Another important technique commonly used in poetry is enjambment. It occurs when a line is cut off before its natural stopping point. Enjambment forces a reader down to the next line, and the next, quickly. One has to move forward in order to comfortably resolve a phrase or sentence. For example, the transitions between lines five and six of the sixth stanza.
Metaphor, or a comparison between two unlike things that does not use “like” or “as” is also present in the text. When using this technique a poet is saying that one thing is another thing, they aren’t just similar. There is an example in stanza three in which the poet compares the woman to a gossiping, dangerous snake.
A simile, on the other hand, is a comparison between two unlike things that uses the words “like” or “as”. A poet uses this kind of figurative language to say that one thing is similar to another, not like metaphor, that it “is” another. The first line is a great example in which “old people” in the speaker’s life are compared to “dolmens,” or prehistoric tombs made of upright stones.
Stanzas One and Two
In the first stanzas of ‘Like Dolmens Round my Childhood, the Old People’ the speaker begins by using a simile to compare the “old people” in his life to “dolmens,” or prehistoric tombs made of upright stones. These people come across as solid, strong, and permanent. They are so far, permanent parts of the land and the speaker’s life. Next, Montague brings in a character named Jamie MacCrystal.
With the intricate details the poet uses to describe this person, they become real and easy to imagine.

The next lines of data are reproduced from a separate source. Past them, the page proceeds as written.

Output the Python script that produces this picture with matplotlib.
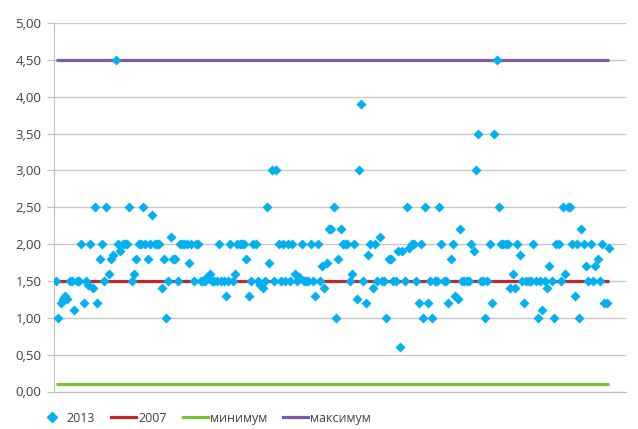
import matplotlib
matplotlib.use("Agg")
import matplotlib.pyplot as plt
from matplotlib.ticker import FuncFormatter
from matplotlib.lines import Line2D

plt.rcParams['font.family'] = ['Open Sans', 'DejaVu Sans']

values_2013 = [
    1.5, 1.0, 1.2, 1.25, 1.3, 1.25, 1.5, 1.5, 1.1, 1.5, 1.5, 2.0, 1.2, 1.5, 1.45, 2.0, 1.4, 2.5, 1.2, 1.8,
    2.0, 1.5, 2.5, 1.6, 1.8, 1.85, 4.5, 2.0, 1.9, 2.0, 2.0, 2.0, 2.5, 1.5, 1.6, 1.8, 2.0, 2.0, 2.5, 2.0,
    1.8, 2.0, 2.4, 2.0, 2.0, 2.0, 1.4, 1.8, 1.0, 1.5, 2.1, 1.8, 1.8, 1.5, 2.0, 2.0, 2.0, 2.0, 1.75, 2.0,
    1.5, 2.0, 2.0, 1.5, 1.5, 1.5, 1.55, 1.6, 1.5, 1.5, 1.5, 2.0, 1.5, 1.5, 1.3, 1.5, 2.0, 1.5, 1.6, 2.0,
    2.0, 2.0, 2.0, 1.8, 1.3, 1.5, 2.0, 2.0, 1.5, 1.45, 1.4, 1.5, 2.5, 1.75, 3.0, 1.5, 3.0, 2.0, 1.5, 2.0,
    1.5, 2.0, 1.5, 2.0, 1.6, 1.5, 1.55, 2.0, 1.5, 1.5, 1.5, 2.0, 1.5, 1.3, 2.0, 1.5, 1.7, 1.4, 1.75, 2.2,
    2.2, 2.5, 1.0, 1.8, 2.2, 2.0, 2.0, 2.0, 1.5, 1.6, 2.0, 1.25, 3.0, 3.9, 1.5, 1.2, 1.85, 2.0, 1.4, 2.0,
    1.5, 2.1, 1.5, 1.5, 1.0, 1.8, 1.8, 1.5, 1.5, 1.9, 0.6, 1.9, 1.5, 2.5, 1.95, 2.0, 2.0, 1.5, 1.2, 2.0,
    1.0, 2.5, 1.2, 1.5, 1.0, 1.5, 1.5, 2.5, 2.0, 1.5, 1.5, 1.2, 1.8, 2.0, 1.3, 1.25, 2.2, 1.5, 1.5, 1.5,
    1.5, 2.0, 1.9, 3.0, 3.5, 1.5, 1.5, 1.0, 1.5, 2.0, 1.2, 3.5, 4.5, 2.5, 2.0, 2.0, 2.0, 2.0, 1.4, 1.6,
    1.4, 2.0, 1.85, 1.5, 1.2, 1.5, 1.5, 1.5, 2.0, 1.5, 1.0, 1.5, 1.1, 1.5, 1.4, 1.7, 1.5, 1.0, 2.0, 2.0,
    1.5, 2.5, 1.6, 2.5, 2.5, 2.0, 1.3, 2.0, 1.0, 2.2, 2.0, 1.7, 1.5, 2.0, 1.5, 1.7, 1.8, 1.5, 2.0, 1.2,
    1.2, 1.95,
]
value_2007 = 1.5
value_min = 0.1
value_max = 4.5
legend_labels = ["2013", "2007", "минимум", "максимум"]
y_ticks = [0, 0.5, 1.0, 1.5, 2.0, 2.5, 3.0, 3.5, 4.0, 4.5, 5.0]

c_pts = "#00B0F0"
c_red = "#C0282D"
c_green = "#7DBE3C"
c_purple = "#7F5AA8"

n = len(values_2013)
x = list(range(n))

fig = plt.figure(figsize=(6.38, 4.29), dpi=100)
ax = fig.add_axes([54/638, 1 - 391.5/429, (626-54)/638, (391.5-23)/429])

ax.plot([0, n - 1], [value_2007] * 2, color=c_red, lw=2.3, zorder=2, solid_capstyle='butt')
ax.plot([0, n - 1], [value_min] * 2, color=c_green, lw=2.3, zorder=2, solid_capstyle='butt')
ax.plot([0, n - 1], [value_max] * 2, color=c_purple, lw=2.3, zorder=2, solid_capstyle='butt')
ax.scatter(x, values_2013, marker='D', s=26, color=c_pts, linewidths=0, zorder=3)

spacing = (609 - 56) / (n - 1)
ax.set_xlim(-(56 - 54) / spacing, (n - 1) + (626 - 609) / spacing)
ax.set_ylim(0, 5)
ax.set_yticks(y_ticks)
ax.yaxis.set_major_formatter(FuncFormatter(lambda v, p: f"{v:.2f}".replace('.', ',')))
ax.set_xticks([])
ax.grid(axis='y', color='#C8C8C8', lw=1)
ax.set_axisbelow(True)
for s in ['top', 'right']:
    ax.spines[s].set_visible(False)
ax.spines['left'].set_color('#BEBEBE')
ax.spines['bottom'].set_color('#BEBEBE')
ax.tick_params(axis='y', length=5, color='#BEBEBE', labelsize=9.5, labelcolor='#404040', pad=4)

handles = [
    Line2D([], [], marker='D', color=c_pts, linestyle='none', markersize=5),
    Line2D([], [], color=c_red, lw=2.3),
    Line2D([], [], color=c_green, lw=2.3),
    Line2D([], [], color=c_purple, lw=2.3),
]
fig.legend(handles, legend_labels, loc='center left', bbox_to_anchor=(0.045, 0.025), ncol=4,
           frameon=False, fontsize=9, handlelength=2.0, columnspacing=1.3, handletextpad=0.15,
           labelcolor='#404040')

fig.savefig("out.png", dpi=100)
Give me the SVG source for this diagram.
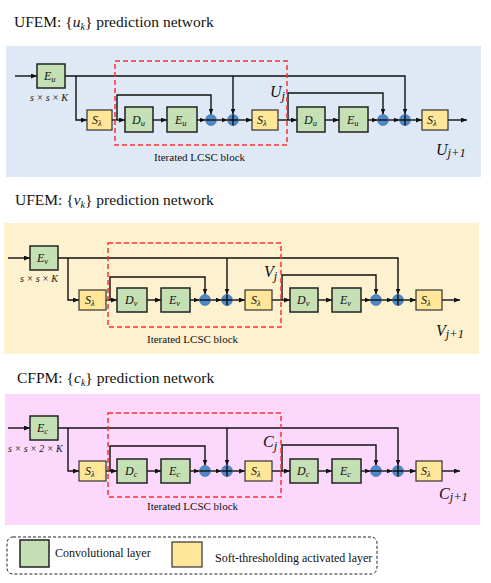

He “sang to himself / A broke song without a tune, without words”. This is a solemn, yet beautiful line that tells the reader something important about the man but also relates him to all readers. We should see ourselves in this person and all the other characters Montague brings in.
He’s a kind person, as is seen through the way he feeds “crusts to winter birds” and tips the speaker a “penny every pension day”. The rhythm in these lines is increased through the use of alliteration. The same can be said in the next lines with the repetition of “m” in “Mattress” and “money”.
This image of the man is juxtaposed in the next with what occurred after he died. His “cottage was robbed” and his possessions were torn about and searched. When he was robbed, shockingly, his body was still in the room.
Another character that Montague brings into the narrative is named Maggie Owens. She is depicted less kindly than Jamie was. The speaker describes her as “surrounded by animals,” which feels kind and caring, but she’s represented as very much the opposite. The woman does not appear to take care of the creatures around her, creating a negative and hateful mood to these lines. There are shivering puppies in the house and a “she-goat” that cries in the bedroom.
The poet uses metaphor to compare the woman to a gossiping, dangerous snake. She gossips hatefully about everyone throughout the “whole countryside”. Some spoke to the speaker about her, telling him that she’s a witch but all he knows for sure is that she has an uncontrollable need to “deride” or speak poorly of everyone.
In the next lines of ‘Like Dolmens Round My Childhood, the Old People’ the speaker introduces “Mary Moore”. She is a multifaceted character that exhibits hardiness and gentleness. She works her skinny cattle and tramps in the fields. In this aspect of her life, she is exposed to real-world work but there is another part that’s less physically demanding. When she gets home she falls asleep “Over love stories” about “gypsy love rites”. This charming, warming image is welcome after the hardship at the beginning of the stanza.
Carrying on into the next character, the poet introduces someone whose name tells the reader a great deal about him. A man named “Wild Billy Eagleson”. He was only able to marry a Catholic girl after his “Loyal,” or Loyalist, family passed away. Through these lines, the poet is able to speak broadly about life in Ireland and the division between religions and families.
Line three shows the teasing and mocking that Billy had to endure from his friends after his family had passed away. They sang “To Hell with King Billy” at him and danced around. He lashed out, trying to strike them with his walking stick. Billy was not accepted by the Protestants or the Catholics. He was “Forsaken by both creeds” but didn’t seem to care too much. That was, until the orange marching season in July.
In the sixth stanza of the poem, the speaker reveals that all these people have died. The doctor tried to look after them but there was some difficulty in reaching the elderly. Any visitor had to trudge to get there. The mountains are tough to walk on and the roads are broken. When these old folks died they were more often than not found by neighbours who stumbled upon them in their solitary houses. These lines have a quietness to them that is embodied in the stillness of the environments in which the characters Montague has introduced lived.
In the last line, the poet is asking the reader to think back to the beginning in which he depicted old people as “dolmens” or standing rocks. These deceased neighbours were “cast in the mould of death,” as if statues.
Stanzas Seven and Eight
The seventh stanza of ‘Like Dolmens Round My Childhood, the Old People’ begins with the narrator speaking broadly about Ireland. He exclaims “Ancient Ireland, indeed!” These people, the lives they lived and the stories that are told about them after their deaths are not part of an idealized view of Irish life. Montague personifies Ireland in the next lines. He speaks of how he grew up beside her bed with “The rune and the chant, evil eye and averted head”. These phrases reference traditional superstition and help paint a romantic image of the land.
The third line refers to the “Formorians”. This was a group of mythical people that are said to have lived in Ireland in the ancient past. They were a fierce and powerful group that had powers beyond that which a normal human possesses. The Formorians are compared to the elderly people that have been described throughout this poem. They invaded and controlled his dreams and for a while, he couldn’t get rid of them. Finally, one day he stood within a circle of dolmens and “felt their shadows pass”. They left him and he got one step closer to leaving his past behind.
The last stanza is only one line long, just like the first. Here, the poet concludes the poem by referencing a progression from life to death the old people undertook. Now, they’re ancient forms just like the dolmens. They’re in a place of “dark permanence” that is at once comforting in its finality and scary and solemn in its impenetrability.